Employees are increasingly integrating public GenAI platforms into their daily tasks for drafting emails, analyzing data, writing code, and preparing reports. This rapid adoption means that data is being processed and potentially transferred beyond an organisation's direct control and outside established security and compliance frameworks, as GenAI tools are inherently data processors.
A global cybersecurity survey by Check Point revealed that one in every 27 GenAI prompts submitted from enterprise networks carried a high risk of sensitive data leakage, impacting 91 percent of organisations using these tools. This indicates that sensitive corporate data is frequently uploaded to third-party GenAI services without adequate controls or oversight, often bypassing existing security governance.
Anthony Muiyuro, East Africa Regional Director at Syntura, highlights Kenya's firms as highly vulnerable, noting that AI adoption has outpaced internal rules and employee awareness. Many workers mistakenly believe AI platforms are private, unaware that their prompts, chat histories, and uploaded data might be stored, reviewed, or used for model improvement.
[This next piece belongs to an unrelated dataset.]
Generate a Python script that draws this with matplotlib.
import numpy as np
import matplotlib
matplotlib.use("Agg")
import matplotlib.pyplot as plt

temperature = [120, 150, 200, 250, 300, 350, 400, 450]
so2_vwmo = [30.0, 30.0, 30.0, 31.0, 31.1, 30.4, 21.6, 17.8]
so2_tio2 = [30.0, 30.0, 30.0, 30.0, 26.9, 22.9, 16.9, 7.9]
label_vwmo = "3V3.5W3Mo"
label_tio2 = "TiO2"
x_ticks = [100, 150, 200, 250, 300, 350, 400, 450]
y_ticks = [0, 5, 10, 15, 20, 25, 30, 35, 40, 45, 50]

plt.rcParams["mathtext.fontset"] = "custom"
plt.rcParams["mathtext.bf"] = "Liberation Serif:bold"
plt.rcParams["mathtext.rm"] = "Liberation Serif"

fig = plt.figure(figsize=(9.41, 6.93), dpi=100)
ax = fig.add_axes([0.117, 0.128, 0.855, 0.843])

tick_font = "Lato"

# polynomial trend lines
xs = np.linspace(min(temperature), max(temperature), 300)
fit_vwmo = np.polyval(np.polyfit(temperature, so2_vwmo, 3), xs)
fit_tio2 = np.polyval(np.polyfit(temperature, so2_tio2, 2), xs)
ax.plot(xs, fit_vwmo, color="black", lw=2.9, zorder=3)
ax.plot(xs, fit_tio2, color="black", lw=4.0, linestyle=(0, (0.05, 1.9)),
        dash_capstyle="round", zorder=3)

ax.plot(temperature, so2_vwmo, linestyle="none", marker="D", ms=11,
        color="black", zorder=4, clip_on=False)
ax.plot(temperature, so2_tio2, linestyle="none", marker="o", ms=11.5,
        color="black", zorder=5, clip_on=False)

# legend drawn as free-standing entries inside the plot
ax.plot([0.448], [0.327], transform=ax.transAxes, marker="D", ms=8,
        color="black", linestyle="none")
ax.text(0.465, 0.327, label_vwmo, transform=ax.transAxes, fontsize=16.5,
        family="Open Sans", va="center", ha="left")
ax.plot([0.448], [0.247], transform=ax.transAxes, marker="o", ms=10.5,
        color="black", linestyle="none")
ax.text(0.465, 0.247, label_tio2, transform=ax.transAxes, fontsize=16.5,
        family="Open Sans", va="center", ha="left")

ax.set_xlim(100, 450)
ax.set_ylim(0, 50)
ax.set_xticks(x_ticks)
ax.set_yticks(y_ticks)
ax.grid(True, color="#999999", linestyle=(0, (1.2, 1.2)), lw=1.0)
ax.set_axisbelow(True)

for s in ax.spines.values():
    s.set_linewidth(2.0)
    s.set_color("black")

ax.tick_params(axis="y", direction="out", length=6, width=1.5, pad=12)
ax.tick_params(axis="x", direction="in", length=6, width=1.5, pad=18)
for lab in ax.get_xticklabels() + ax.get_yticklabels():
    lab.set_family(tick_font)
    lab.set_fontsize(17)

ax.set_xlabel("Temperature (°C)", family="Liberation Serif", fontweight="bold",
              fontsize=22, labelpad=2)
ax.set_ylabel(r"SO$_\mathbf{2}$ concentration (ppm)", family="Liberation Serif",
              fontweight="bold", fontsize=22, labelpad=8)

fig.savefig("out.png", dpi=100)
This misunderstanding stems from GenAI being perceived primarily as a productivity tool rather than a system that alters corporate and customer data sharing.
The reliance on traditional perimeter security and non-disclosure agreements is insufficient for these new data flows. Most Kenyan enterprises lack clear AI usage policies, data classification controls, auditability of AI usage, and staff training on AI-related data risks. This vulnerability is particularly critical in sectors like financial services, government, logistics, healthcare, and education, where sensitive data is routinely handled.
Criminals are adapting to this shift by targeting systems and exploiting unintentionally exposed data. They are likely to harvest leaked credentials, internal files, or customer information fed into public AI tools. Furthermore, GenAI is being used by attackers to scale and localize attacks, creating highly convincing phishing messages in culturally familiar languages or impersonating trusted institutions. This combination of leaked data and AI-assisted social engineering significantly enhances the effectiveness of scams, especially against SMEs and digitally expanding firms, by lowering the barrier for sophisticated attacks.
Experts recommend that local companies establish clear, practical guidelines on what data can and cannot be used with AI tools. These rules should be integrated into daily workflows and communicated in simple language. Organisations should also foster responsible AI use by providing secure, enterprise-grade AI platforms to reduce the temptation for employees to use unsanctioned public tools, thereby protecting data, customers, and the organisation's reputation.